My best idea right now is, for each image:
- Save the image as a JPEG on my personal machine
- Stream the JPEG to a Cloud Storage bucket
- Access the storage bucket from my GCE instance and transfer the file to the instance
- In my python script, convert the JPEG image to numpy array and run through the object detection network
- Save the detection results in a text file and transfer to the Cloud Storage bucket
- Access the storage bucket from my laptop and download the detection results file
- Convert the detection results file to a numpy array for further processing
This seems like a lot of steps, and I am curious if there are ways to speed it up, such as reducing the number of save and load operations or transporting the image in a better format.
回答1:
If your question is "is it possible to set up such a system and do those actions in real time?" then I think the answer is yes I think so. If your question is "how can I reduce the number of steps in doing the above" then I am not sure I can help and will defer to one of the experts on here and can't wait to hear the answer!
I have implemented a system that I think is similar to what you describe for research of Forex trading algorithms (e.g. upload data to storage from my laptop, compute engine workers pull the data and work on it, post results back to storage and I download the compiled results from my laptop).
I used the Google PubSub architecture - apologies if you have already read up on this. It allows near-realtime messaging between programs. For example you can have code looping on your laptop that scans a folder that looks out for new images. When they appear it automatically uploads the files to a bucket and once theyre in the bucket it can send a message to the instance(s) telling them that there are new files there to process, or you can use the "change notification" feature of Google Storage buckets. The instances can do the work, send the results back to the storage and send a notification to the code running on your laptop that work is done and results are available for pick-up.

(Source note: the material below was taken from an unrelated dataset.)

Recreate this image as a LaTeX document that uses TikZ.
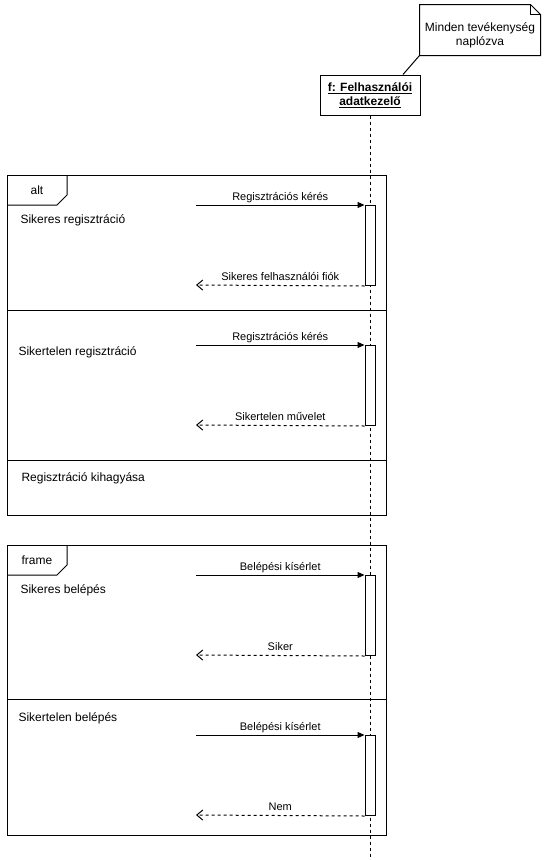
\documentclass[tikz,border=0pt]{standalone}
\usepackage{fontspec}
\setmainfont{Liberation Sans}
\usetikzlibrary{arrows.meta}

\begin{document}
\begin{tikzpicture}[x=1pt, y=-1pt, line width=1pt,
    lifebox/.style={draw, minimum width=100pt, minimum height=40pt, align=center, font=\fontsize{12}{14}\selectfont\bfseries},
    actbox/.style={draw, fill=white, minimum width=10pt, minimum height=80pt, inner sep=0pt},
    fragbox/.style={draw, anchor=north west, inner sep=0pt, minimum width=379pt},
    guard/.style={anchor=west, inner sep=0pt, font=\fontsize{12}{14}\selectfont},
    msg/.style={-{Triangle[length=7pt, width=6pt]}},
    reply/.style={dash pattern=on 3pt off 3pt, -{Straight Barb[length=6pt, width=10pt]}},
    msglabel/.style={font=\fontsize{11}{13}\selectfont, anchor=south, inner sep=2pt}]
    \useasboundingbox (0,0) rectangle (549,860);
    % lifeline and note
    \node[lifebox] (f) at (370,95) {\underline{f: Felhasználói}\\\underline{adatkezelő}};
    \coordinate (fend) at (370,860);
    \draw[dash pattern=on 3pt off 3pt] (f.south) -- (fend);
    \node[minimum width=120pt, minimum height=50pt, align=center, font=\fontsize{12}{14}\selectfont] (note) at (480,30) {};
    \node[align=center, font=\fontsize{12}{14}\selectfont] (notetext) at (480,35) {Minden tevékenység\\naplózva};
    \draw (note.north west) -- ([xshift=-10pt]note.north east) -- ([yshift=-10pt]note.north east) -- (note.south east) -- (note.south west) -- cycle;
    \draw ([xshift=-10pt]note.north east) -- ([xshift=-10pt, yshift=-10pt]note.north east) -- ([yshift=-10pt]note.north east);
    \draw (note.south west) -- ([xshift=33pt]f.north);
    % alt fragment
    \node[fragbox, minimum height=340pt] (alt) at (7,175) {};
    \draw ([yshift=-30pt]alt.north west) -- ++(50,0) -- ++(10,-10) -- ([xshift=60pt]alt.north west);
    \node[font=\fontsize{12}{14}\selectfont] (altlabel) at ([xshift=30pt, yshift=-15pt]alt.north west) {alt};
    \draw (alt.west |- 0,310) -- (alt.east |- 0,310);
    \draw (alt.west |- 0,460) -- (alt.east |- 0,460);
    \node[guard] (g1) at (20,220) {Sikeres regisztráció};
    \node[guard] (g2) at (18,352) {Sikertelen regisztráció};
    \node[guard] (g3) at (21,478) {Regisztráció kihagyása};
    % frame fragment
    \node[fragbox, minimum height=290pt] (frm) at (7,545) {};
    \draw ([yshift=-30pt]frm.north west) -- ++(50,0) -- ++(10,-10) -- ([xshift=60pt]frm.north west);
    \node[font=\fontsize{12}{14}\selectfont] (frmlabel) at ([xshift=30pt, yshift=-15pt]frm.north west) {frame};
    \draw (frm.west |- 0,699) -- (frm.east |- 0,699);
    \node[guard] (g4) at (20,590) {Sikeres belépés};
    \node[guard] (g5) at (18,718) {Sikertelen belépés};
    % messages
    \foreach \i/\y/\req/\ans in {1/205/Regisztrációs kérés/Sikeres felhasználói fiók, 2/345/Regisztrációs kérés/Sikertelen művelet, 3/575/Belépési kísérlet/Siker, 4/735/Belépési kísérlet/Nem}{
      \node[actbox, anchor=north] (act\i) at (370,\y) {};
      \coordinate (from\i) at (196,\y);
      \coordinate (to\i) at (196,\y+80);
      \draw[msg] (from\i) -- (act\i.north west) node[msglabel, midway] {\req};
      \draw[reply] (act\i.south west) -- (to\i) node[msglabel, midway, inner sep=4pt] {\ans};
    }
\end{tikzpicture}
\end{document}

Note that I set this up for my project above and encountered problems to the point that I gave up with PubSub. The reason was that the Python Client Library for PubSub only supports 'asynchronous' message pulls, which seems to mean that the subscribers will pull multiple messages from the queue and process them in parallel. There are some features to help manage 'flow control' of messages built into the API, but even with them implemented I couldn't get it to work the way I wanted. For my particular application I wanted to process everything in order, one file at a time because it was important to me that I'm clear what the instance is doing and the order its doing it in. There are several threads on google search, StackOverflow and Google groups that discuss workarounds for this using queues, classes, allocating specific tasks for specific instances, etc which I tried, but even these presented problems for me. Some of these links are:
Run synchronous pull in PubSub using Python client API and pubsub problems pulling one message at a time and there are plenty more if you would like them!
You may find that if the processing of an image is relatively quick, order isn't too important and you don't mind an instance working on multiple things in parallel that my problems don't really apply to your case.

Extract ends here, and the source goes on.